Players quickly discover that one small change can cause a ripple of secondary events across history. The game becomes a scramble to change history in the way that suits you while preventing your opponents from doing the same. Players can use special cards and abilities to achieve their goals. They can also try to collect historical artifacts like dinosaurs. Collect enough artifacts and you win the game as well.

One gets the impression that Chrononauts could be a dry game. Our trials showed that it actually flows quickly and is pretty engaging even for non-historians. Fans of science fiction and time travel stories love the game of course but I was surprised to see how fun it was for casual gamers. Part of this may be because the rules are quite simple and each game card is packed with information as to how to use the card and when. Some of the appeal may also be the speed of play. Finally, I think some of the appeal is that each turn you are changing human history. In one sense this is an insanely geeky theme, but it's also an exciting and powerful one.

Chrononauts is certainly for older players and it will certainly sit best with people with find time travel at least remotely interesting. I think for the right players it's a great game and an insanely great value for the price. You can find it at Pandemonium Books in Central Square.

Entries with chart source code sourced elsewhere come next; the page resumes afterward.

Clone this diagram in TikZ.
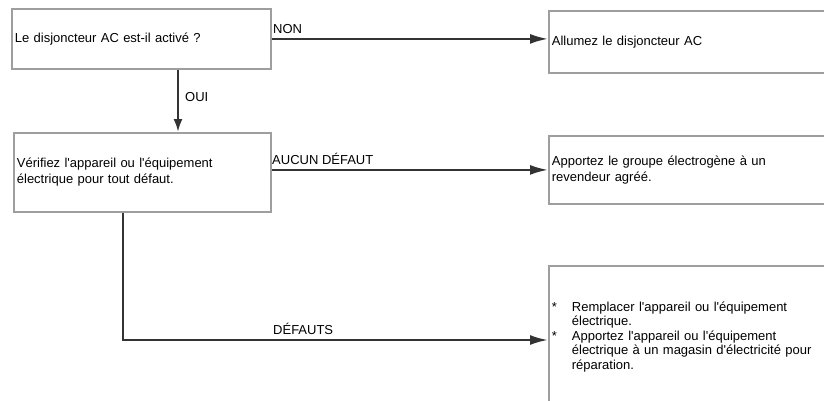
\documentclass[tikz,border=0pt]{standalone}
\usepackage{fontspec}
\setmainfont{Liberation Sans}
\usetikzlibrary{arrows.meta}
\newcommand{\qt}{\textquotesingle}
\begin{document}
\begin{tikzpicture}[x=1pt,y=-1pt,
  box/.style={draw=black!38, line width=1.8pt, fill=white, anchor=north west,
    align=left, inner xsep=3pt, inner ysep=0pt,
    font=\fontsize{13}{16}\selectfont},
  lbl/.style={font=\fontsize{13}{16}\selectfont, inner sep=0pt},
  arr/.style={draw=black!80, line width=2.2pt, -{Latex[length=18pt,width=10pt]}}]
\useasboundingbox (0,0) rectangle (824,400);

\node[box, text width=253pt, minimum height=60pt] (b1) at (11,8)
  {Le disjoncteur AC est-il activé ?};
\node[box, text width=251pt, minimum height=79pt] (b2) at (13,132)
  {Vérifiez l\qt appareil ou l\qt équipement\\électrique pour tout défaut.};
\node[box, text width=276pt, minimum height=62pt] (b3) at (548,10)
  {Allumez le disjoncteur AC};
\node[box, text width=276pt, minimum height=68pt] (b4) at (548,135)
  {Apportez le groupe électrogène à un\\revendeur agréé.};
\node[box, text width=276pt, minimum height=142pt,
  font=\fontsize{13}{14.5}\selectfont] (b5) at (548,265)
  {\makebox[20pt][l]{*}Remplacer l\qt appareil ou l\qt équipement\\
   \hspace*{20pt}électrique.\\
   \makebox[20pt][l]{*}Apportez l\qt appareil ou l\qt équipement\\
   \hspace*{20pt}électrique à un magasin d\qt électricité pour\\
   \hspace*{20pt}réparation.};

\coordinate (d) at (123,340);

\draw[arr] (b1.east) -- (b1.east -| b3.west);
\draw[arr, -{Latex[length=13pt,width=9pt]}] (b1.south -| 178,0) -- (b2.north -| 178,0);
\draw[arr] (b2.east |- b4.west) -- (b4.west);
\draw[arr] (b2.south -| d) |- (b5.west |- d);

\node[lbl, anchor=base west] (non) at (273,33) {NON};
\node[lbl, anchor=base west] (oui) at (185,101) {OUI};
\node[lbl, anchor=base west] (aucun) at (272,164) {AUCUN DÉFAUT};
\node[lbl, anchor=base west] (def) at (273,334) {DÉFAUTS};
\end{tikzpicture}
\end{document}
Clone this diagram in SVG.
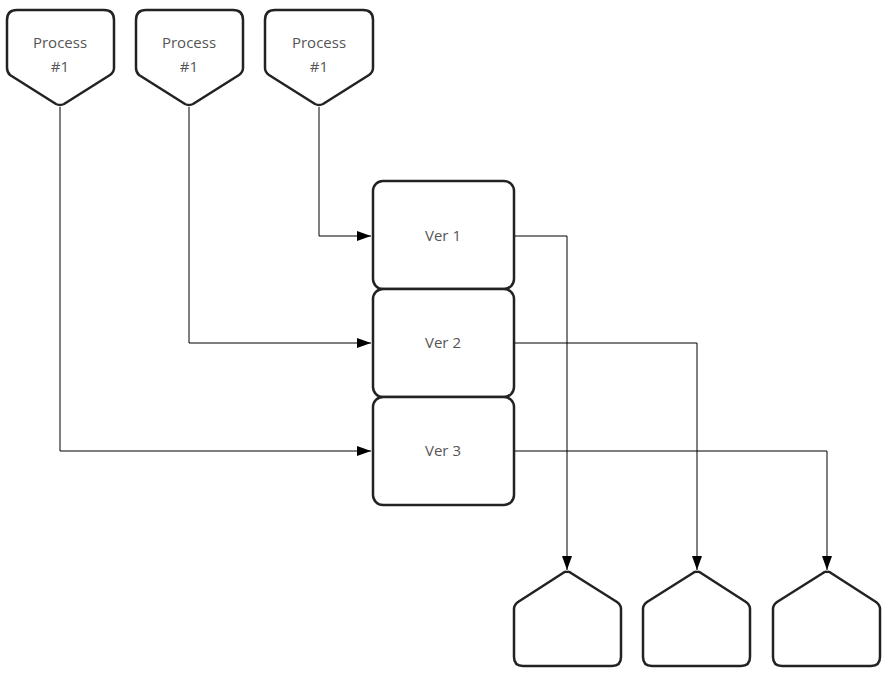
<svg xmlns="http://www.w3.org/2000/svg" width="888" height="677" viewBox="0 0 888 677">
<style>
.s{fill:#fff;stroke:#222;stroke-width:2.5;stroke-linejoin:round}
.t{font-family:"Open Sans",sans-serif;font-size:15px;fill:#555;text-anchor:middle}
.c{fill:none;stroke:#000;stroke-width:1}
</style>
<defs><marker id="a" markerWidth="14" markerHeight="10" refX="14" refY="5" orient="auto" markerUnits="userSpaceOnUse"><path d="M0,0 L14,5 L0,10 Z" fill="#000"/></marker></defs>
<rect width="888" height="677" fill="#fff"/>
<g id="p1"><path class="s" d="M17,10 H104 Q114,10 114,20 V68 Q114,72 110,75 L64,104 Q60,106 56,104 L10,75 Q7,72 7,68 V20 Q7,10 17,10 Z"/><text class="t" x="60" y="48">Process</text><text class="t" x="60" y="72">#1</text></g>
<g id="p2"><path class="s" d="M146,10 H233 Q243,10 243,20 V68 Q243,72 239,75 L193,104 Q189,106 185,104 L139,75 Q136,72 136,68 V20 Q136,10 146,10 Z"/><text class="t" x="189" y="48">Process</text><text class="t" x="189" y="72">#1</text></g>
<g id="p3"><path class="s" d="M275,10 H363 Q373,10 373,20 V68 Q373,72 369,75 L323,104 Q319,106 315,104 L269,75 Q265,72 265,68 V20 Q265,10 275,10 Z"/><text class="t" x="319" y="48">Process</text><text class="t" x="319" y="72">#1</text></g>
<g id="v1"><rect class="s" x="373" y="181" width="141" height="108" rx="10"/><text class="t" x="443" y="241">Ver 1</text></g>
<g id="v2"><rect class="s" x="373" y="289" width="141" height="108" rx="10"/><text class="t" x="443" y="348">Ver 2</text></g>
<g id="v3"><rect class="s" x="373" y="397" width="141" height="108" rx="10"/><text class="t" x="443" y="456">Ver 3</text></g>
<g id="o1"><path class="s" d="M567,572 Q569,571 571,573 L617,602 Q621,605 621,609 V657 Q621,666 612,666 H523 Q514,666 514,657 V609 Q514,605 518,602 L563,573 Q565,571 567,572 Z"/></g>
<g id="o2"><path class="s" d="M697,572 Q699,571 701,573 L746,602 Q750,605 750,609 V657 Q750,666 741,666 H652 Q643,666 643,657 V609 Q643,605 647,602 L693,573 Q695,571 697,572 Z"/></g>
<g id="o3"><path class="s" d="M827,572 Q829,571 831,573 L876,602 Q880,605 880,609 V657 Q880,666 871,666 H782 Q773,666 773,657 V609 Q773,605 777,602 L823,573 Q825,571 827,572 Z"/></g>
<g id="connectors">
<path class="c" d="M319,107 V236 H371" marker-end="url(#a)"/>
<path class="c" d="M189,107 V343 H371" marker-end="url(#a)"/>
<path class="c" d="M60,107 V451 H371" marker-end="url(#a)"/>
<path class="c" d="M515,236 H567 V570" marker-end="url(#a)"/>
<path class="c" d="M515,343 H697 V570" marker-end="url(#a)"/>
<path class="c" d="M515,451 H827 V570" marker-end="url(#a)"/>
</g>
</svg>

Pros: Great game design, simple rules, intellectually a blast

Cons: Theme may appeal more to some than others

Beyond the Basics: Expansions are available and the game has good replay value

Incan Gold- fun family adventure

Imagine that you are a teen and have moved to a small town from the city. You love to dance but in this small town dancing is against the law. You might find that to fit in you have to play a game of "chicken." Fortunately things have changed from the 80's. In 2009 it's no longer cool to play chicken with full size tractors. If Footloose was filmed today then Kevin Bacon would be playing chicken with a copy of Incan Gold.

In Incan Gold the players have to explore a ruined temple, pick up treasures and jewels, and get out unscathed. Specifically players take turns drawing cards from a deck and revealing them to the group. The cards may represent treasure found in the temple. They may represent some mysterious artifact found nearby the temple. Or finally the cards may represent a menace like a snake or trap. After the card is flipped the players decide secretly whether to "leave" the temple. If everyone leaves they split the accumulated treasure. If only one person leaves then that player gets all the mysterious artifacts. If some of the players leave they split up the treasure amongst themselves. If any players remain in the temple the play continues.

Play continues until two cards with identical menaces are drawn, for example two "snake" cards. At that point anyone still in the temple has to leave and they lose All the treasure. As you can see, the basic dynamic of the game is related to "chicken," the longer you stay in the temple the more treasure you could get, but at progressively greater risk. In addition if you have fewer players remaining in the temple then they will split up any treasure they find into fewer portions.

The fun of Incan Gold comes from the interactions between the players. Everyone is looking around the table to try and guess who is staying and who is running. If you trick others into running and you stay you may rack up the treasure, or you may be sent home with nothing because the next card was a second spider card. I find the game ideal for families because even younger children can get the basic idea. There's plenty of laughs as people take chances and either score big of get sent home with nothing. In addition almost everyone is likely to get some treasure so while there is an official "winner" you could argue that any explorer with a pile of gems has won in a way.

Incan Gold is simple and easy to learn. I wouldn't think of it as the game of the century but it's a good value and likely to be enjoyed by a wide range of ages.

Pros: simple rules, appealing concept, appeals to a good range of ages.

Cons: may be hard to find

Beyond the Basics: this is a "filler" game, it's simple and fun but fairly basic.

Incan Gold could be tricky to find, I might start with Hit and Run Games in Lexington or Danger Planet in Waltham. I suspect they could order it if it's not in stock.